Fear by Dirk Kurbjuweit and translated by Imogen Taylor. It is available for purchase in various formats and is published by The Orion Publishing Group.
You’d die for your family. But would you kill for them?
Family is everything. So what if yours was being terrorised by a neighbour – a man who doesn’t listen to reason, whose actions become more erratic and sinister with each passing day? And those you thought would help – the police, your lawyer – can’t help you.
You become afraid to leave your family at home alone. But there’s nothing more you can do to protect them.
This is quite a different book. It is based around the authors experiences of being stalked. We are told from the outset of the crime that has been committed, who committed it and who the victim was.
It is written from the viewpoint of the main protagonist, Randolph. The author states at the very beginning that Randolph is a version of himself.
So initially we start in present day when Randolph has just phoned the police to report the murder. We are then taken back to Randolph’s childhood, his years growing up in a still divided Germany, how he met his wife Rebecca and his life after. These details, for me, provide the main crux of the story, they are wrapped around the events leading up to and including the murder that takes place.
The murder was the result of Dieter, the neighbour and his unhealthy obsession with Randolph and Rebecca’s family. Dieter has accused them of abusing their children Paul and Fay. He is initially friendly towards the family when they move into the flat above him, but soon things change and he begins a reign of terror.
So essentially there are two stories running in this book, that of Randolph and his life story, then, that of Dieter and his terrorising of the family. There is a huge amount of information in this book and explores a vast array of topics, such as, status, class and culture, as well as lots of observational accounts of living in a divided Germany at a time of great change. It is a good genre spanning book with crime, thriller, psychological aspects and fiction.

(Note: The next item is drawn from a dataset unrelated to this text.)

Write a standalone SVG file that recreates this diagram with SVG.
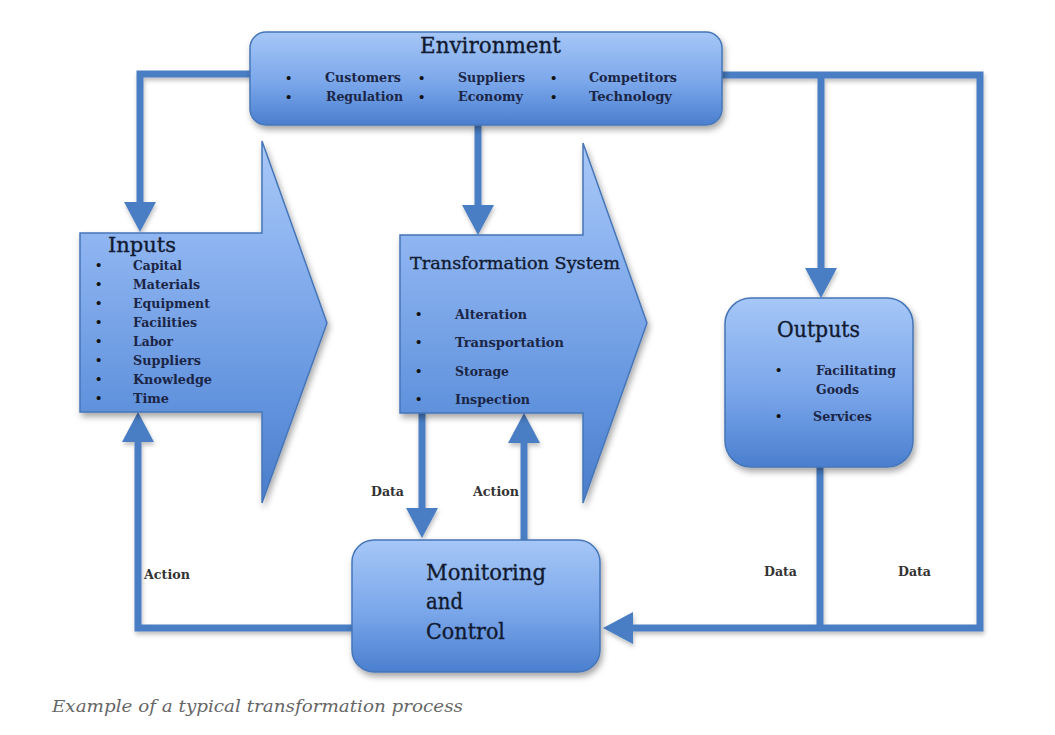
<svg xmlns="http://www.w3.org/2000/svg" width="1055" height="735" viewBox="0 0 1055 735">
<defs>
<linearGradient id="g" x1="0" y1="0" x2="0" y2="1">
<stop offset="0" stop-color="#a6c7f7"/>
<stop offset="0.55" stop-color="#7aa6ea"/>
<stop offset="1" stop-color="#4a7fcf"/>
</linearGradient>
<linearGradient id="ga" x1="0" y1="0" x2="0" y2="1">
<stop offset="0" stop-color="#a9c8f6"/>
<stop offset="0.3" stop-color="#8cb3f0"/>
<stop offset="0.75" stop-color="#5f91dc"/>
<stop offset="1" stop-color="#4a7cc9"/>
</linearGradient>
<filter id="sh" x="-10%" y="-10%" width="125%" height="130%">
<feDropShadow dx="2" dy="4" stdDeviation="3" flood-color="#000" flood-opacity="0.35"/>
</filter>
<filter id="lsh" x="-10%" y="-10%" width="125%" height="130%">
<feDropShadow dx="1" dy="3" stdDeviation="2" flood-color="#000" flood-opacity="0.25"/>
</filter>
<marker id="ah" markerUnits="userSpaceOnUse" markerWidth="32" markerHeight="32" refX="0" refY="16" orient="auto" viewBox="0 0 32 32">
<path d="M0,0 L30,16 L0,32 z" fill="#4a7ec4"/>
</marker>
<style>
.shape{fill:url(#g);stroke:#4676b8;stroke-width:1.5;filter:url(#sh)}
.arr{fill:url(#ga);stroke:#4676b8;stroke-width:1.5;filter:url(#sh)}
.ln{fill:none;stroke:#4a7ec4;stroke-width:7;stroke-linejoin:miter}
.t{font-family:"DejaVu Serif","Liberation Serif",serif;fill:#111a30;stroke:#111a30;stroke-width:0.35}
.it{font-size:13.5px;font-weight:bold;fill:#1b2545;stroke:none}
.bl{font-size:15px;font-family:"Liberation Sans",Arial,sans-serif;fill:#111}
.lb{font-family:"DejaVu Serif","Liberation Serif",serif;font-size:13px;font-weight:bold;fill:#333}
.cap{font-family:"DejaVu Serif","Liberation Serif",serif;font-size:17px;font-style:italic;fill:#666}
</style>
</defs>
<rect width="1055" height="735" fill="#fff"/>

<g id="connectors" filter="url(#lsh)">
<path class="ln" d="M252,74 H140 V202" marker-end="url(#ah)"/>
<path class="ln" d="M478,124 V205" marker-end="url(#ah)"/>
<path class="ln" d="M720,75 H980 V628 H633" marker-end="url(#ah)"/>
<path class="ln" d="M821,75 V268" marker-end="url(#ah)"/>
<path class="ln" d="M820,466 V628"/>
<path class="ln" d="M422,412 V508" marker-end="url(#ah)"/>
<path class="ln" d="M524,541 V443" marker-end="url(#ah)"/>
<path class="ln" d="M353,628 H138 V442" marker-end="url(#ah)"/>
</g>

<g id="environment">
<rect class="shape" x="250" y="32" width="472" height="93" rx="16"/>
<text class="t" x="420" y="53" font-size="22" textLength="141" lengthAdjust="spacingAndGlyphs">Environment</text>
<text class="bl" x="286" y="83">•</text>
<text class="bl" x="286" y="102">•</text>
<text class="bl" x="419" y="83">•</text>
<text class="bl" x="419" y="102">•</text>
<text class="bl" x="551" y="83">•</text>
<text class="bl" x="551" y="102">•</text>
<text class="t it" x="325" y="82" textLength="76" lengthAdjust="spacingAndGlyphs">Customers</text>
<text class="t it" x="458" y="82" textLength="67" lengthAdjust="spacingAndGlyphs">Suppliers</text>
<text class="t it" x="589" y="82" textLength="88" lengthAdjust="spacingAndGlyphs">Competitors</text>
<text class="t it" x="326" y="101" textLength="77" lengthAdjust="spacingAndGlyphs">Regulation</text>
<text class="t it" x="458" y="101" textLength="65" lengthAdjust="spacingAndGlyphs">Economy</text>
<text class="t it" x="589" y="101" textLength="83" lengthAdjust="spacingAndGlyphs">Technology</text>
</g>

<g id="inputs">
<polygon class="arr" points="80,233 262,233 262,141 327,323 262,503 262,412 80,412"/>
<text class="t" x="108" y="252" font-size="21" textLength="68" lengthAdjust="spacingAndGlyphs">Inputs</text>
<text class="bl" x="96" y="270">•</text>
<text class="bl" x="96" y="289">•</text>
<text class="bl" x="96" y="308">•</text>
<text class="bl" x="96" y="327">•</text>
<text class="bl" x="96" y="346">•</text>
<text class="bl" x="96" y="365">•</text>
<text class="bl" x="96" y="384">•</text>
<text class="bl" x="96" y="403">•</text>
<text class="t it" x="133" y="270" textLength="49" lengthAdjust="spacingAndGlyphs">Capital</text>
<text class="t it" x="133" y="289" textLength="67" lengthAdjust="spacingAndGlyphs">Materials</text>
<text class="t it" x="133" y="308" textLength="77" lengthAdjust="spacingAndGlyphs">Equipment</text>
<text class="t it" x="133" y="327" textLength="64" lengthAdjust="spacingAndGlyphs">Facilities</text>
<text class="t it" x="133" y="346" textLength="40" lengthAdjust="spacingAndGlyphs">Labor</text>
<text class="t it" x="133" y="365" textLength="68" lengthAdjust="spacingAndGlyphs">Suppliers</text>
<text class="t it" x="133" y="384" textLength="79" lengthAdjust="spacingAndGlyphs">Knowledge</text>
<text class="t it" x="133" y="403" textLength="36" lengthAdjust="spacingAndGlyphs">Time</text>
</g>

<g id="transformation">
<polygon class="arr" points="400,235 583,235 583,143 647,323 583,503 583,413 400,413"/>
<text class="t" x="410" y="269" font-size="17" textLength="210" lengthAdjust="spacingAndGlyphs">Transformation System</text>
<text class="bl" x="416" y="319">•</text>
<text class="bl" x="416" y="347">•</text>
<text class="bl" x="416" y="376">•</text>
<text class="bl" x="416" y="404">•</text>
<text class="t it" x="455" y="319" textLength="72" lengthAdjust="spacingAndGlyphs">Alteration</text>
<text class="t it" x="455" y="347" textLength="109" lengthAdjust="spacingAndGlyphs">Transportation</text>
<text class="t it" x="455" y="376" textLength="54" lengthAdjust="spacingAndGlyphs">Storage</text>
<text class="t it" x="455" y="404" textLength="75" lengthAdjust="spacingAndGlyphs">Inspection</text>
</g>

<g id="outputs">
<rect class="shape" x="725" y="298" width="188" height="169" rx="26"/>
<text class="t" x="777" y="337" font-size="22" textLength="83" lengthAdjust="spacingAndGlyphs">Outputs</text>
<text class="bl" x="776" y="375">•</text>
<text class="bl" x="776" y="421">•</text>
<text class="t it" x="816" y="375" textLength="80" lengthAdjust="spacingAndGlyphs">Facilitating</text>
<text class="t it" x="816" y="394" textLength="43" lengthAdjust="spacingAndGlyphs">Goods</text>
<text class="t it" x="813" y="421" textLength="59" lengthAdjust="spacingAndGlyphs">Services</text>
</g>

<g id="monitoring">
<rect class="shape" x="352" y="540" width="248" height="132" rx="22"/>
<text class="t" x="426" y="580" font-size="23" textLength="120" lengthAdjust="spacingAndGlyphs">Monitoring</text>
<text class="t" x="426" y="609" font-size="23" textLength="37" lengthAdjust="spacingAndGlyphs">and</text>
<text class="t" x="426" y="639" font-size="23" textLength="79" lengthAdjust="spacingAndGlyphs">Control</text>
</g>

<g id="labels">
<text class="lb" x="371" y="496" textLength="33" lengthAdjust="spacingAndGlyphs">Data</text>
<text class="lb" x="473" y="496" textLength="46" lengthAdjust="spacingAndGlyphs">Action</text>
<text class="lb" x="144" y="579" textLength="46" lengthAdjust="spacingAndGlyphs">Action</text>
<text class="lb" x="764" y="576" textLength="33" lengthAdjust="spacingAndGlyphs">Data</text>
<text class="lb" x="898" y="576" textLength="33" lengthAdjust="spacingAndGlyphs">Data</text>
</g>

<text class="cap" x="52" y="712" textLength="411" lengthAdjust="spacingAndGlyphs">Example of a typical transformation process</text>
</svg>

This book is written as an account of events, it is set at a good pace with well described and developed characters. I would recommend this book to readers of Crime and Thriller, Psychological Thriller and also Fiction.
My thanks to Orion Publishing and NetGalley for my copy of this eARC. My views are my own and are unbiased.
Praise for the Book:
What critics are saying about FEAR:
‘I’m intrigued by Dirk Kurbjuweit’s novel FEAR, about a stalker living downstairs’ – LIONEL SHRIVER, THE OBSERVER
‘Remarkable’ – THE OBSERVER
‘Addictive… There’s a twist at the end that is worth waiting for’ – INDEPENDENT
‘A terrifying study of a family threatened by the tenant living downstairs’ – WOMAN&HOME
‘Brilliantly done to play on every parents’ deepest fears’ – FIONA BARTON, bestselling author of THE WIDOW
What readers are saying about FEAR:
‘Thought-provoking, intelligent and genuinely chilling. It’s quite possible that we are all just a few provocations away from cold-blooded murder’ – ELIZABETH HAYNES, author of INTO THE DARKEST CORNER
‘A terrific, original thriller – I loved it’ JOANNE HARRIS
‘FEAR makes us sympathetic to violent revenge, accessories to murder’ – HERMAN KOCH, author of THE DINNER
‘I loved it. So rich and claustrophobic’ – RENEE KNIGHT, author of DISCLAIMER
‘The most original thriller of the year’ – NETGALLEY
‘Expertly constructed, highly entertaining and thought-provoking’ – Cloggie, Amazon reviewer
‘If you’re looking for a thriller with psychological insight, I highly recommend this one’ – Marjorie, Amazon reviewer
‘Not your usual thriller’ – Fiona, Amazon reviewer
About the Author:
Dirk Kurbjuweit is deputy editor-in-chief at German current affairs magazine Der Spiegel, where he has worked since 1999, and divides his time between Berlin and Hamburg. He has received numerous awards for his writing, including the Egon Erwin Kisch Prize for journalism, and is the author of seven critically acclaimed novels, many of which, including FEAR, have been adapted for film, television and radio in Germany. FEAR is the first of his works to be translated into English.